The cost of controlling plant diseases combined with the cost of irrigation continues to push Georgia watermelon growers to become more innovative and productive, according to University of Georgia Cooperative Extension vegetable horticulturist Tim Coolong.
The watermelon industry is extremely popular in Georgia – watermelons are grown on an estimated 20,000 acres per year, according to Coolong – but consistently making a profit requires constant innovation and hard work.
“The only way that growers are able to consistently stay profitable is to steadily increase productivity,” Coolong said. “We have plenty of challenges, including diseases such as fusarium wilt, phytophthora blight, gummy stem blight and anthracnose. Input costs have steadily increased, while many times, revenue has stayed the same. Therefore, overall profitability has been tightened up.”
During last year’s growing season, Colquitt County Extension Coordinator Jeremy Kichler said watermelon acreage was on the rise because of low prices for row crops like cotton, peanuts and corn. He predicts that this year’s acreage in Colquitt County will remain the same, primarily because peanut acreage is expected to increase.
Picking, grading, packing and shipping melons remains the most costly aspect of watermelon production. Irrigating fields and applying newer, more effective fungicides to combat the diseases of watermelon remain two of the more expensive input costs.
To aid farmers in producing the most cost-efficient and high-yielding crop, several scientists at the UGA Tifton Campus, as well as county Extension agents, conduct watermelon research trials.
In his research plots, Coolong looks for different qualities in watermelon varieties, including varieties that produce quality fruit of consistent size.
“Total yield is not everything,” Coolong said. “Uniformity is often overlooked, but it is very important to a grower.
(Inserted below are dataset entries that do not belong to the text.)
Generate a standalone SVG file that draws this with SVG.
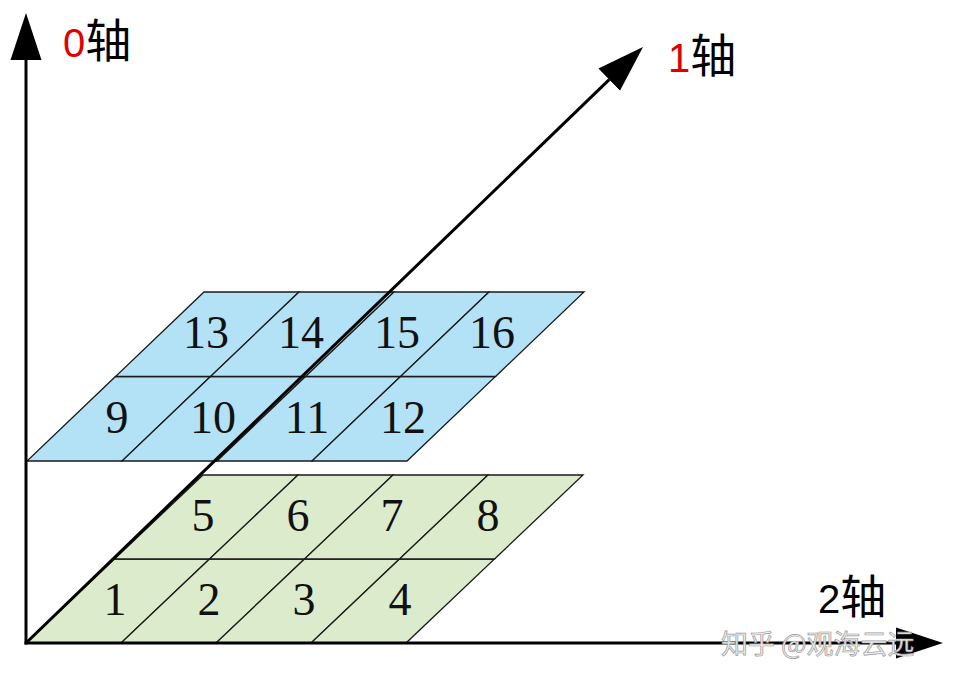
<svg xmlns="http://www.w3.org/2000/svg" width="954" height="679" viewBox="0 0 954 679">
<style>
.g{fill:#DCEBCB;stroke:#1a1a1a;stroke-width:1.3;stroke-linejoin:miter}
.b{fill:#B3E2F7;stroke:#1a1a1a;stroke-width:1.3;stroke-linejoin:miter}
.n{font-family:"Liberation Serif","Times New Roman",serif;font-size:46px;fill:#111;text-anchor:middle}
.ax{stroke:#000;stroke-width:3;fill:none}
.lab{font-family:"Liberation Sans",Arial,sans-serif;font-size:40px}
.cjk{font-family:"Noto Sans CJK SC","Noto Sans",sans-serif;font-size:46px;fill:#000}
.wm{font-family:"Noto Sans CJK SC",sans-serif;font-size:27px;fill:#efefef;stroke:#9a9a9a;stroke-width:0.7}
</style>
<defs>
<marker id="arr" markerUnits="userSpaceOnUse" viewBox="0 -16 48 32" refX="0" refY="0" markerWidth="48" markerHeight="32" orient="auto">
<path d="M0,-15.5 L47,0 L0,15.5 Z" fill="#000"/>
</marker>
</defs>
<g id="layer-green">
<g id="cell1"><polygon class="g" points="26,643 121,643 209.5,559 114.5,559"/><text class="n" x="115" y="615">1</text></g>
<g id="cell2"><polygon class="g" points="121,643 216,643 304.5,559 209.5,559"/><text class="n" x="209" y="615">2</text></g>
<g id="cell3"><polygon class="g" points="216,643 311,643 399.5,559 304.5,559"/><text class="n" x="304" y="615">3</text></g>
<g id="cell4"><polygon class="g" points="311,643 406,643 494.5,559 399.5,559"/><text class="n" x="400" y="615">4</text></g>
<g id="cell5"><polygon class="g" points="114.5,559 209.5,559 298,475 203,475"/><text class="n" x="203" y="531">5</text></g>
<g id="cell6"><polygon class="g" points="209.5,559 304.5,559 393,475 298,475"/><text class="n" x="298" y="531">6</text></g>
<g id="cell7"><polygon class="g" points="304.5,559 399.5,559 488,475 393,475"/><text class="n" x="392" y="531">7</text></g>
<g id="cell8"><polygon class="g" points="399.5,559 494.5,559 583,475 488,475"/><text class="n" x="488" y="531">8</text></g>
</g>
<g id="layer-blue">
<g id="cell9"><polygon class="b" points="27,461 122,461 210.5,376.5 115.5,376.5"/><text class="n" x="117" y="433">9</text></g>
<g id="cell10"><polygon class="b" points="122,461 217,461 305.5,376.5 210.5,376.5"/><text class="n" x="213" y="433">10</text></g>
<g id="cell11"><polygon class="b" points="217,461 312,461 400.5,376.5 305.5,376.5"/><text class="n" x="307" y="433">11</text></g>
<g id="cell12"><polygon class="b" points="312,461 407,461 495.5,376.5 400.5,376.5"/><text class="n" x="403" y="433">12</text></g>
<g id="cell13"><polygon class="b" points="115.5,376.5 210.5,376.5 299,292 204,292"/><text class="n" x="206" y="348">13</text></g>
<g id="cell14"><polygon class="b" points="210.5,376.5 305.5,376.5 394,292 299,292"/><text class="n" x="301" y="348">14</text></g>
<g id="cell15"><polygon class="b" points="305.5,376.5 400.5,376.5 489,292 394,292"/><text class="n" x="397" y="348">15</text></g>
<g id="cell16"><polygon class="b" points="400.5,376.5 495.5,376.5 584,292 489,292"/><text class="n" x="492" y="348">16</text></g>
</g>
<g id="connectors">
<line class="ax" x1="26" y1="644.5" x2="26" y2="60" marker-end="url(#arr)"/>
<line class="ax" x1="24.5" y1="643" x2="896" y2="643" marker-end="url(#arr)"/>
<line class="ax" x1="26" y1="643" x2="609.2" y2="79.7" marker-end="url(#arr)"/>
</g>
<g id="axis-labels">
<text x="63" y="57"><tspan class="lab" fill="#e00000">0</tspan><tspan class="cjk">轴</tspan></text>
<text x="668" y="72"><tspan class="lab" fill="#e00000">1</tspan><tspan class="cjk">轴</tspan></text>
<text x="818" y="613"><tspan class="lab" fill="#000">2</tspan><tspan class="cjk">轴</tspan></text>
</g>
<text class="wm" x="721" y="654">知乎 @观海云远</text>
</svg>
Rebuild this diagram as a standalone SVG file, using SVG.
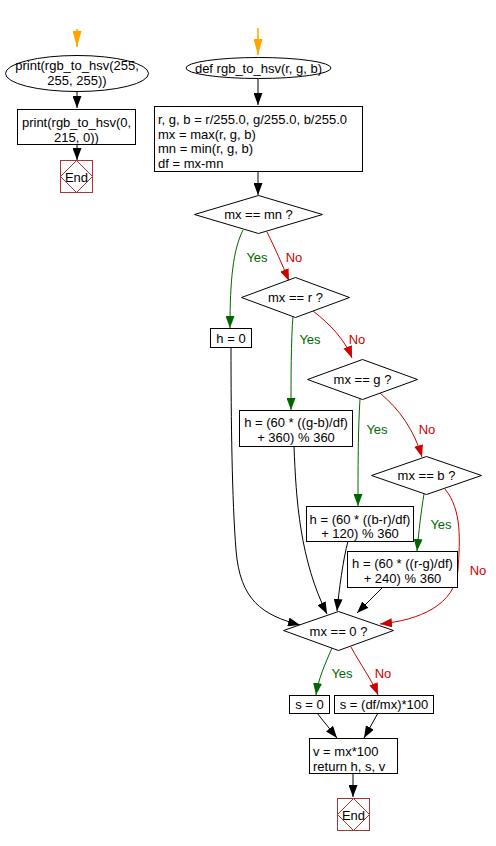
<svg xmlns="http://www.w3.org/2000/svg" width="496" height="846" viewBox="0 0 496 846">
<style>
text{font-family:"Liberation Sans",Arial,sans-serif;font-size:13px;fill:#000}
.c{text-anchor:middle}
.n{fill:#fff;stroke:#000;stroke-width:1}
.e{fill:#fff;stroke:#a33;stroke-width:1}
.k{fill:none;stroke:#000;stroke-width:1;marker-end:url(#ab)}
.g{fill:none;stroke:#060;stroke-width:1;marker-end:url(#ag)}
.r{fill:none;stroke:#c00;stroke-width:1;marker-end:url(#ar)}
.o{fill:none;stroke:#ffa500;stroke-width:1.5;marker-end:url(#ao)}
.yes{fill:#060}
.no{fill:#c00}
</style>
<defs>
<marker id="ab" markerUnits="userSpaceOnUse" markerWidth="12" markerHeight="9" refX="12" refY="4.5" orient="auto"><path d="M0,0 L12,4.5 L0,9 z" fill="#000"/></marker>
<marker id="ag" markerUnits="userSpaceOnUse" markerWidth="12" markerHeight="9" refX="12" refY="4.5" orient="auto"><path d="M0,0 L12,4.5 L0,9 z" fill="#060"/></marker>
<marker id="ar" markerUnits="userSpaceOnUse" markerWidth="12" markerHeight="9" refX="12" refY="4.5" orient="auto"><path d="M0,0 L12,4.5 L0,9 z" fill="#c00"/></marker>
<marker id="ao" markerUnits="userSpaceOnUse" markerWidth="16" markerHeight="9" refX="16" refY="4.5" orient="auto"><path d="M0,0 L16,4.5 L0,9 z" fill="#ffa500"/></marker>
</defs>

<g id="connectors">
<path class="o" d="M77,29 L77,47"/>
<path class="k" d="M77,92 L77,108"/>
<path class="k" d="M77,144 L77,160"/>
<path class="o" d="M258,28 L258,55"/>
<path class="k" d="M258,79 L258,105"/>
<path class="k" d="M258,171 L258,195"/>
<path class="g" d="M243,230 C233,250 230,280 230,328"/>
<path class="r" d="M267,232 C275,248 282,264 289,281"/>
<path class="g" d="M293,316 C291,340 291,380 291,410"/>
<path class="r" d="M313,311 C330,324 345,340 352,358"/>
<path class="g" d="M360,399 C358,430 358,470 358,506"/>
<path class="r" d="M380,393 C400,410 414,430 422,457"/>
<path class="g" d="M424,494 C421,512 419,530 417,551"/>
<path class="r" d="M445,489 C462,510 460,540 458,570 C455,605 420,620 380,624"/>
<path class="k" d="M231,347 C231,420 232,500 236,550 C240,600 262,615 300,625"/>
<path class="k" d="M294,446 C296,500 300,560 327,614"/>
<path class="k" d="M348,541 C343,560 339,590 337,611"/>
<path class="k" d="M383,587 L357,613"/>
<path class="g" d="M332,648 C325,664 318,680 316,695"/>
<path class="r" d="M351,647 C360,664 372,680 378,695"/>
<path class="k" d="M317,713 L337,738"/>
<path class="k" d="M378,713 L364,738"/>
<path class="k" d="M353,773 L353,797"/>
<text class="c yes" x="257" y="262">Yes</text>
<text class="c no" x="294" y="262">No</text>
<text class="c yes" x="310" y="344">Yes</text>
<text class="c no" x="357" y="344">No</text>
<text class="c yes" x="377" y="434">Yes</text>
<text class="c no" x="427" y="434">No</text>
<text class="c yes" x="441" y="529">Yes</text>
<text class="c no" x="478" y="575">No</text>
<text class="c yes" x="342" y="678">Yes</text>
<text class="c no" x="383" y="678">No</text>
</g>

<g id="start1">
<ellipse class="n" cx="77" cy="73.5" rx="71.5" ry="18"/>
<text class="c" x="77" y="69.5">print(rgb_to_hsv(255,</text>
<text class="c" x="77" y="84.5">255, 255))</text>
</g>
<g id="print2">
<rect class="n" x="17.5" y="109.5" width="118" height="35"/>
<text class="c" x="76.5" y="126.5">print(rgb_to_hsv(0,</text>
<text class="c" x="76.5" y="141.5">215, 0))</text>
</g>
<g id="end1">
<rect class="e" x="60.5" y="160.5" width="32" height="32"/>
<path class="e" d="M76.5,160.5 L92.5,176.5 L76.5,192.5 L60.5,176.5 Z"/>
<text class="c" x="76.5" y="181.5">End</text>
</g>

<g id="def">
<ellipse class="n" cx="258.5" cy="68" rx="72.5" ry="10.5"/>
<text class="c" x="258.5" y="72.5">def rgb_to_hsv(r, g, b)</text>
</g>
<g id="init">
<rect class="n" x="154.5" y="106.5" width="208" height="65"/>
<text x="158" y="124">r, g, b = r/255.0, g/255.0, b/255.0</text>
<text x="158" y="138.5">mx = max(r, g, b)</text>
<text x="158" y="153">mn = min(r, g, b)</text>
<text x="158" y="167.5">df = mx-mn</text>
</g>
<g id="d_mn">
<path class="n" d="M258.5,195.5 L322.5,214.5 L258.5,233.5 L194.5,214.5 Z"/>
<text class="c" x="258.5" y="219">mx == mn ?</text>
</g>
<g id="h0">
<rect class="n" x="210.5" y="328.5" width="41" height="19"/>
<text class="c" x="231" y="342.5">h = 0</text>
</g>
<g id="d_r">
<path class="n" d="M295.5,277.5 L349.5,297.5 L295.5,317.5 L241.5,297.5 Z"/>
<text class="c" x="295.5" y="302">mx == r ?</text>
</g>
<g id="d_g">
<path class="n" d="M362.5,359.5 L417.5,379.5 L362.5,399.5 L307.5,379.5 Z"/>
<text class="c" x="362.5" y="384">mx == g ?</text>
</g>
<g id="hgb">
<rect class="n" x="239.5" y="410.5" width="113" height="36"/>
<text class="c" x="296" y="426.5">h = (60 * ((g-b)/df)</text>
<text class="c" x="296" y="441.5">+ 360) % 360</text>
</g>
<g id="d_b">
<path class="n" d="M426.5,456.5 L481.5,475.5 L426.5,494.5 L371.5,475.5 Z"/>
<text class="c" x="426.5" y="480">mx == b ?</text>
</g>
<g id="hbr">
<rect class="n" x="306.5" y="506.5" width="107" height="35"/>
<text class="c" x="360" y="523.5">h = (60 * ((b-r)/df)</text>
<text class="c" x="360" y="538">+ 120) % 360</text>
</g>
<g id="hrg">
<rect class="n" x="347.5" y="551.5" width="110" height="36"/>
<text class="c" x="402.5" y="567.5">h = (60 * ((r-g)/df)</text>
<text class="c" x="402.5" y="582.5">+ 240) % 360</text>
</g>
<g id="d_0">
<path class="n" d="M338.5,611.5 L393.5,630.5 L338.5,650.5 L283.5,630.5 Z"/>
<text class="c" x="338.5" y="635.5">mx == 0 ?</text>
</g>
<g id="s0">
<rect class="n" x="289.5" y="695.5" width="40" height="18"/>
<text class="c" x="309.5" y="709">s = 0</text>
</g>
<g id="sdf">
<rect class="n" x="334.5" y="695.5" width="99" height="18"/>
<text class="c" x="384" y="709">s = (df/mx)*100</text>
</g>
<g id="ret">
<rect class="n" x="309.5" y="738.5" width="88" height="35"/>
<text x="313" y="755.5">v = mx*100</text>
<text x="313" y="770.5">return h, s, v</text>
</g>
<g id="end2">
<rect class="e" x="337.5" y="798.5" width="32" height="32"/>
<path class="e" d="M353.5,798.5 L369.5,814.5 L353.5,830.5 L337.5,814.5 Z"/>
<text class="c" x="353.5" y="819.5">End</text>
</g>
</svg>
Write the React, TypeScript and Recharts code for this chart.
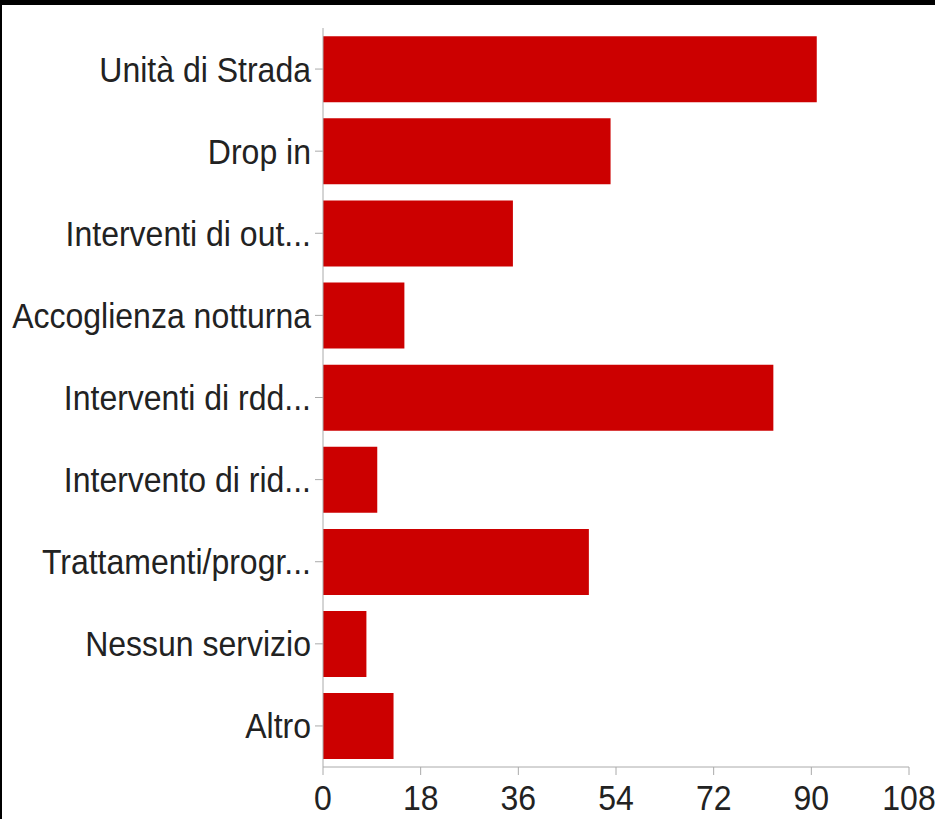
import React from "react";
import { BarChart, Bar, XAxis, YAxis } from "recharts";

const categories = [
  "Unità di Strada",
  "Drop in",
  "Interventi di out...",
  "Accoglienza notturna",
  "Interventi di rdd...",
  "Intervento di rid...",
  "Trattamenti/progr...",
  "Nessun servizio",
  "Altro",
];
const counts = [91, 53, 35, 15, 83, 10, 49, 8, 13];
const xTicks = [0, 18, 36, 54, 72, 90, 108];

const data = categories.map((name, i) => ({ name, value: counts[i] }));

const FONT = "'Liberation Sans', Arial, Helvetica, sans-serif";
const STRETCH = 1.08;

const YTick = (props: any) => {
  const { x, y, payload } = props;
  return (
    <g transform={`translate(${x},${y}) scale(1,${STRETCH})`}>
      <text x={0} y={0} dy="0.36em" textAnchor="end" fontSize={32} fontFamily={FONT} fill="#222">
        {payload.value}
      </text>
    </g>
  );
};

const XTick = (props: any) => {
  const { x, y, payload } = props;
  return (
    <g transform={`translate(${x},${y}) scale(1,${STRETCH})`}>
      <text x={0} y={0} dy="0.72em" textAnchor="middle" fontSize={32} fontFamily={FONT} fill="#222">
        {payload.value}
      </text>
    </g>
  );
};

export default function App() {
  return (
    <div style={{ position: "fixed", left: 0, top: 0, width: 935, height: 819, background: "#000" }}>
      <div style={{ position: "absolute", left: 2, top: 5, width: 933, height: 814, background: "#fff" }} />
      <div style={{ position: "absolute", left: 0, top: 0 }}>
        <BarChart
          width={935}
          height={819}
          data={data}
          layout="vertical"
          margin={{ top: 28, right: 26, bottom: 0, left: 0 }}
          barCategoryGap="10%"
        >
          <XAxis
            type="number"
            domain={[0, 108]}
            ticks={xTicks}
            interval={0}
            height={52}
            tickSize={8}
            tickMargin={10}
            stroke="#aaa"
            tick={<XTick />}
          />
          <YAxis
            type="category"
            dataKey="name"
            width={323}
            interval={0}
            tickSize={8}
            tickMargin={4}
            stroke="#aaa"
            tick={<YTick />}
          />
          <Bar dataKey="value" fill="#cc0000" isAnimationActive={false} />
        </BarChart>
      </div>
    </div>
  );
}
Suppose someone has a market for one particular size of fruit. Then a variety that may be a high yielder, but produces highly variable sized fruit is not going to be useful to them, despite being at the top of the list in terms of yield.”
Because an estimated 95 percent of Georgia’s watermelon crop is seedless, the majority of Coolong’s research focuses on seedless watermelons.
While taste and texture are desirable characteristics that farmers look for in selecting a particular watermelon variety, Coolong says other traits may sway a farmer’s thinking.
“Consumers buy what tastes good, and farmers naturally want to grow what consumers buy. However, aspects such as disease resistance, yield and other traits are factors that the farmer must consider that the consumer doesn’t,” Coolong said. “Thus, when you talk about a farmer’s preference, it is really a combination of qualities, which they carefully weigh.”
According to the UGA Center for Agribusiness and Economic Development, watermelon’s 2015 Georgia farm gate value totaled $124.5 million. Watermelon accounted for 11.41 percent of all vegetables grown in Georgia.